=== Task description ===
Copy word for word the lines in the records below, starting at the line with "Emit a Python" and ending at the line with "import pandas as pd". Skip the pictures.

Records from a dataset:
--------------------------------------------------
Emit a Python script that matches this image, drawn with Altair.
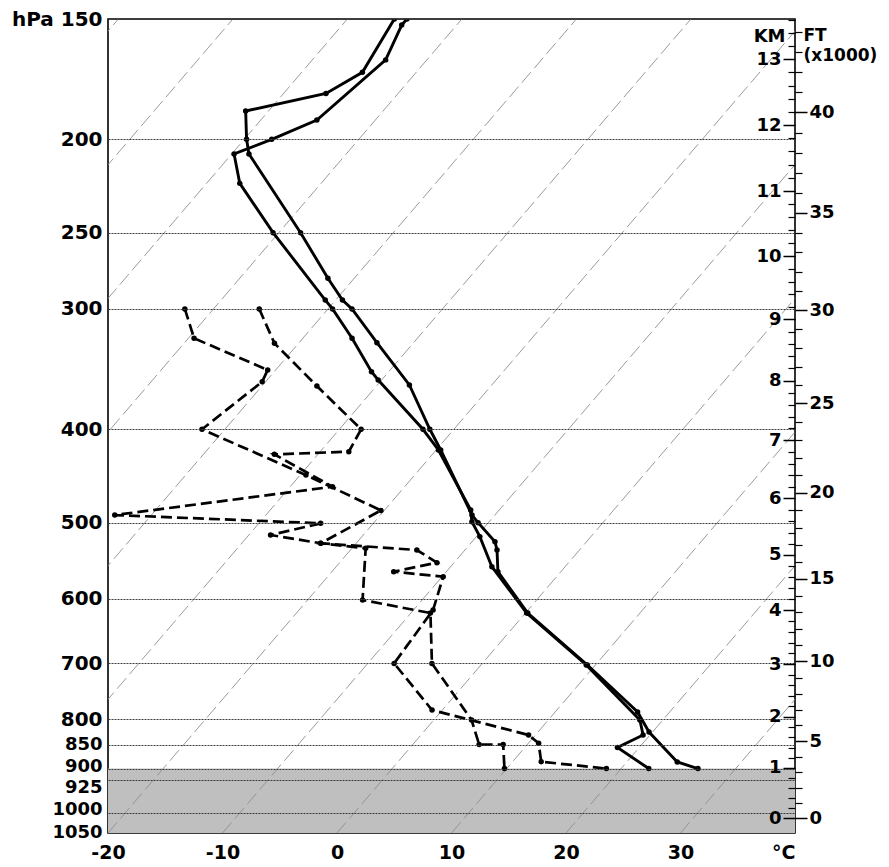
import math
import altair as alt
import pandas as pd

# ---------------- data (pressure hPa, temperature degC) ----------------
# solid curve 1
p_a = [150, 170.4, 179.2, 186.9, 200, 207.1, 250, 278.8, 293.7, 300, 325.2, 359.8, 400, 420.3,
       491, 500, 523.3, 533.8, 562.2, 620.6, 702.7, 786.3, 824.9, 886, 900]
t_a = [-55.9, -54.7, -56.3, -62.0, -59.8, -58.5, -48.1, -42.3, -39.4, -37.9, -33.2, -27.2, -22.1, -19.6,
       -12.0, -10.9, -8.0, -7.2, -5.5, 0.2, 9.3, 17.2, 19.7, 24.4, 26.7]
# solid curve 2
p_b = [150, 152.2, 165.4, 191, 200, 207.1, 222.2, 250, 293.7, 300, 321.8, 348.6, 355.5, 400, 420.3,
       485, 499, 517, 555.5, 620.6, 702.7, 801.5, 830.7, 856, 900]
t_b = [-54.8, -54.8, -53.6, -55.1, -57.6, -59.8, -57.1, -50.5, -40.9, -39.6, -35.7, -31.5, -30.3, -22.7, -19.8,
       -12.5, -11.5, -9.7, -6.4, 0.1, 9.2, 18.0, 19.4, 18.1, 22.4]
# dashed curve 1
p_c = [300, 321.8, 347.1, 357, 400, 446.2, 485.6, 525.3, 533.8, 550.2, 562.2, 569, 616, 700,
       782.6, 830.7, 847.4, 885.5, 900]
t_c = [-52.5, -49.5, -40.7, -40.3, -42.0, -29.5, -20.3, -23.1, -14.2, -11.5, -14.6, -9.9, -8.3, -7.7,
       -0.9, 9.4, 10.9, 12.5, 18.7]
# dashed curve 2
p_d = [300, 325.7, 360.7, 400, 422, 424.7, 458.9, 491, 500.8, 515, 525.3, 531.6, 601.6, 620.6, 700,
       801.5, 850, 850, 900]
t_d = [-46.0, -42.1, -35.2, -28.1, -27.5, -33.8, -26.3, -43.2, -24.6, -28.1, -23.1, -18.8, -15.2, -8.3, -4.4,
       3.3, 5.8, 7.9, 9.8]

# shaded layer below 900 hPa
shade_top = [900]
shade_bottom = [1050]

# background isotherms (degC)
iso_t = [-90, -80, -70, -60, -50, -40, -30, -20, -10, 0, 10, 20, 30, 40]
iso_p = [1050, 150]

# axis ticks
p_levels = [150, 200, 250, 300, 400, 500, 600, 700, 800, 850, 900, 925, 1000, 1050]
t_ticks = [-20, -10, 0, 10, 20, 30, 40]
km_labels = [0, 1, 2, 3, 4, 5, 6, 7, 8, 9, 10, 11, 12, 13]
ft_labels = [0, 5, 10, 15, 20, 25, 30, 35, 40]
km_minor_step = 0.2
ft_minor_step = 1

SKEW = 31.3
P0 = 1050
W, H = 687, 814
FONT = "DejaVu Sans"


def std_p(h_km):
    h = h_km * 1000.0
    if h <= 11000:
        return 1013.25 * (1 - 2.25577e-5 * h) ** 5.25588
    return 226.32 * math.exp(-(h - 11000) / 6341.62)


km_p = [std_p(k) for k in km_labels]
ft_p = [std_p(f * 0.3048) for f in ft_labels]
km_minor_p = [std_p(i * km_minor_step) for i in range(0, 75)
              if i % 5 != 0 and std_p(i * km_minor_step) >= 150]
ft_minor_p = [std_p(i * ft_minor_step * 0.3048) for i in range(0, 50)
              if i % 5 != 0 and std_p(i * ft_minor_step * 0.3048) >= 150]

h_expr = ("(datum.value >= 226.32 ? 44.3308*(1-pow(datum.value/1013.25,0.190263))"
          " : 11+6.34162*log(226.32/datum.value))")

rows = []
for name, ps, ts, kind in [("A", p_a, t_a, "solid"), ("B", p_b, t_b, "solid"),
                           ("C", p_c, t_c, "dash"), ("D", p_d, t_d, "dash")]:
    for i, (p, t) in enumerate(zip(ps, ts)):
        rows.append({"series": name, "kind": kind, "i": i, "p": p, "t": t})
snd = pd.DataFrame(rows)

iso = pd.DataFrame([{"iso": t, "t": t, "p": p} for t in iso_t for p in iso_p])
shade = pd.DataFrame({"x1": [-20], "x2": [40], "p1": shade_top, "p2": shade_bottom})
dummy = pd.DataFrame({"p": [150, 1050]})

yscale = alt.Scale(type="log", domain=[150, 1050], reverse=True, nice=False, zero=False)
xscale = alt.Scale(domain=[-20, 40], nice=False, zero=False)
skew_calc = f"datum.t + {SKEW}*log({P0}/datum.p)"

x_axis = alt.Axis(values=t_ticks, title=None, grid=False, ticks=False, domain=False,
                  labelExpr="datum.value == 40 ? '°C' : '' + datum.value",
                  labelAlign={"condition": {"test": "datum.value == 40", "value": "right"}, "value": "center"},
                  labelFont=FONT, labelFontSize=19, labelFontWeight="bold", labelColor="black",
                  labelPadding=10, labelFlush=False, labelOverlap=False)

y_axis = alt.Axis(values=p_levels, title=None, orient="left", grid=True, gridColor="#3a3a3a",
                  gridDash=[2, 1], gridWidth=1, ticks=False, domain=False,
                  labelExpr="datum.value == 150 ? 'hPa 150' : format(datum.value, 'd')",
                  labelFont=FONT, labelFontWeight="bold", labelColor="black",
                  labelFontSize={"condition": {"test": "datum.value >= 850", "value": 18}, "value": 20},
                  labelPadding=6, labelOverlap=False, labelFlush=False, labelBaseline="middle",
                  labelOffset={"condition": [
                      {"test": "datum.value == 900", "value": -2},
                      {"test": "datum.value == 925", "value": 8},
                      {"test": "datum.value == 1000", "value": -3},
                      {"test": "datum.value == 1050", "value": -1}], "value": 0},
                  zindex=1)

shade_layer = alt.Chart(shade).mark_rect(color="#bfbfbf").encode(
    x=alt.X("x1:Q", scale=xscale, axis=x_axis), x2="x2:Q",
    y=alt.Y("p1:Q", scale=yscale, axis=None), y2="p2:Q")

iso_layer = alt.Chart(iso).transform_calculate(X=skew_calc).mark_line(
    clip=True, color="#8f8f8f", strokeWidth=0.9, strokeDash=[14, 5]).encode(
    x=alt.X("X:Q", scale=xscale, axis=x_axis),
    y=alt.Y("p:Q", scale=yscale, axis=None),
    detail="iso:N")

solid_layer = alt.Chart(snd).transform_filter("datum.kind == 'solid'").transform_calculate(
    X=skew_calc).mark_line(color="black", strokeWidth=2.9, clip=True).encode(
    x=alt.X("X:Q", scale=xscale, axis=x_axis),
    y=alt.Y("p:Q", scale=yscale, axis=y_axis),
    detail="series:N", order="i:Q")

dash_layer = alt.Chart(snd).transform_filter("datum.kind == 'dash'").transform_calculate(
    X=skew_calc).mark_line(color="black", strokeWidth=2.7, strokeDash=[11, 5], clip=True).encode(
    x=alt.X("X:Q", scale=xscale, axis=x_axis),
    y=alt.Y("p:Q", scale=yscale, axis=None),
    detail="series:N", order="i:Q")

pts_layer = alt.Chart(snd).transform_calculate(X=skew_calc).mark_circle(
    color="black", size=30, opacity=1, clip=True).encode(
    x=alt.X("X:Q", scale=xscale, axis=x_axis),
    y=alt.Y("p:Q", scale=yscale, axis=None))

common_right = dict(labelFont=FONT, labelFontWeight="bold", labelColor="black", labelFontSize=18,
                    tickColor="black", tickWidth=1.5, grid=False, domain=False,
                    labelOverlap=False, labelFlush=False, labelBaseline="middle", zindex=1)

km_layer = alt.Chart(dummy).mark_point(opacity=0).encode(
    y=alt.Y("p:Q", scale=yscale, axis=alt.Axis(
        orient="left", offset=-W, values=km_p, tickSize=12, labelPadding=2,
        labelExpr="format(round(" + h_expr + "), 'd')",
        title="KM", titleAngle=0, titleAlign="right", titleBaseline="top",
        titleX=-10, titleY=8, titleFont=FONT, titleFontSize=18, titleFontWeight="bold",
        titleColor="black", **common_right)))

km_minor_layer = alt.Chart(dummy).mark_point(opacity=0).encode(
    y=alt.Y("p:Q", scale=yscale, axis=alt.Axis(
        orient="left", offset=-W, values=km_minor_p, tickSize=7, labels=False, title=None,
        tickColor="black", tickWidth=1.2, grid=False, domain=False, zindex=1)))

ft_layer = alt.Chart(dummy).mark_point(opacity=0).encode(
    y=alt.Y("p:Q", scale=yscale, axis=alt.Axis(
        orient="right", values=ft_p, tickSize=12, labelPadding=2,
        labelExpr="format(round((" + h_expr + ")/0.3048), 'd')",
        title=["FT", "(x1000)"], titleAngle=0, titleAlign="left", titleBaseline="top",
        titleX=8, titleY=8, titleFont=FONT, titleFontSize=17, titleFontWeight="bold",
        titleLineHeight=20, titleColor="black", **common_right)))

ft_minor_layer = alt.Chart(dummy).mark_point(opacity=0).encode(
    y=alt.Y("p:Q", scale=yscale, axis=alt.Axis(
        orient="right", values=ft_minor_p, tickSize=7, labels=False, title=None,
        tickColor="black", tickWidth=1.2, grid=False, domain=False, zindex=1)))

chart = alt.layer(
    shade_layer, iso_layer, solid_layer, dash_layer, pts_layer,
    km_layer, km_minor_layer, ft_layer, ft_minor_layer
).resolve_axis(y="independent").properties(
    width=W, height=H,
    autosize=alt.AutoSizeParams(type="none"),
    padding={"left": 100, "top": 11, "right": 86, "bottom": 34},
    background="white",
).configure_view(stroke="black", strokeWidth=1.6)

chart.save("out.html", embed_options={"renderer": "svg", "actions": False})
--------------------------------------------------
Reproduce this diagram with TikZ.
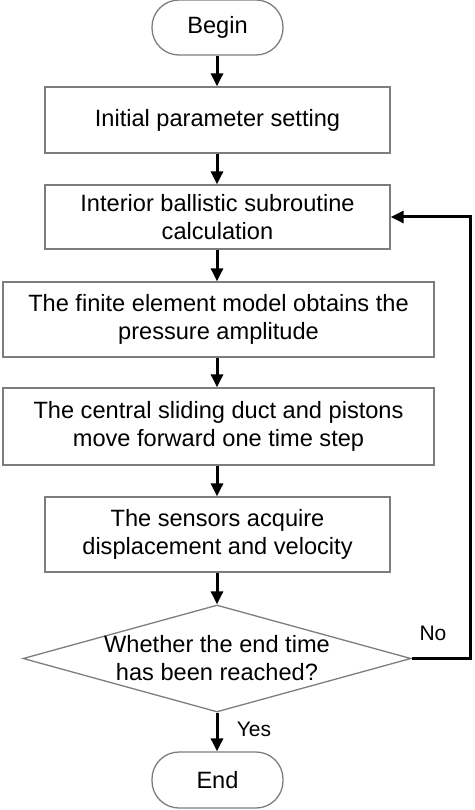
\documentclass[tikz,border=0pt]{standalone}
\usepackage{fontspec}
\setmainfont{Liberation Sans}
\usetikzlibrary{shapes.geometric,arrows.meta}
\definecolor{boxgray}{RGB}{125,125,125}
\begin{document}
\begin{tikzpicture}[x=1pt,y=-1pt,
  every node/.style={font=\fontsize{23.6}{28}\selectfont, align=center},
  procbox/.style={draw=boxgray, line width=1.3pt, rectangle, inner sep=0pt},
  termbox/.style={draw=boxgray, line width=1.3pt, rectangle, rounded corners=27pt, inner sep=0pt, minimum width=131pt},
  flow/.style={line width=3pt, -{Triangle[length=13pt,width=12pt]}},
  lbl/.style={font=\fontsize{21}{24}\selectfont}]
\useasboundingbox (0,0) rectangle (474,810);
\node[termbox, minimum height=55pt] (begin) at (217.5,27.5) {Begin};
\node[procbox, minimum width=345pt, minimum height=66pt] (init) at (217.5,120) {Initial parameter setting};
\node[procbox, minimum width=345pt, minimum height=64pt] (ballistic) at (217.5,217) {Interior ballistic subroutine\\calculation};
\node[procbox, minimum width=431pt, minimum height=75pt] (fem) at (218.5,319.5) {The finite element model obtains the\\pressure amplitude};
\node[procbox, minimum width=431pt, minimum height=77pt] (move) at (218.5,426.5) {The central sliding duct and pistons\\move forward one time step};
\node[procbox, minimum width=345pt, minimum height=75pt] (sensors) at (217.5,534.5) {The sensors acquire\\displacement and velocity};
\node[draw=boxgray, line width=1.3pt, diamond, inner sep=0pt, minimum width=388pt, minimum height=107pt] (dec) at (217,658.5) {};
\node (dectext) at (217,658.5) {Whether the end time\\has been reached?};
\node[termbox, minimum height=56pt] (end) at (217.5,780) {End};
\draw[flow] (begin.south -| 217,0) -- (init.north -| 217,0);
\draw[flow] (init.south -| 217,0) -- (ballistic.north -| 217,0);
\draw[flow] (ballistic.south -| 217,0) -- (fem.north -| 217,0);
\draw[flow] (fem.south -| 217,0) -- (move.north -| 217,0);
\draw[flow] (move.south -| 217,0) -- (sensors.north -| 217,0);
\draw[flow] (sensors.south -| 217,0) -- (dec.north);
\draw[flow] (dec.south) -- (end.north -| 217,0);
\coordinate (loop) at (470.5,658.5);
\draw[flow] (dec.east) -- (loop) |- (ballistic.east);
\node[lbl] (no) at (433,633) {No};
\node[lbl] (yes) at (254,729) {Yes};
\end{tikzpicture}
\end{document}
--------------------------------------------------
=== Reply ===
Emit a Python script that matches this image, drawn with Altair.
import math
import altair as alt
import pandas as pd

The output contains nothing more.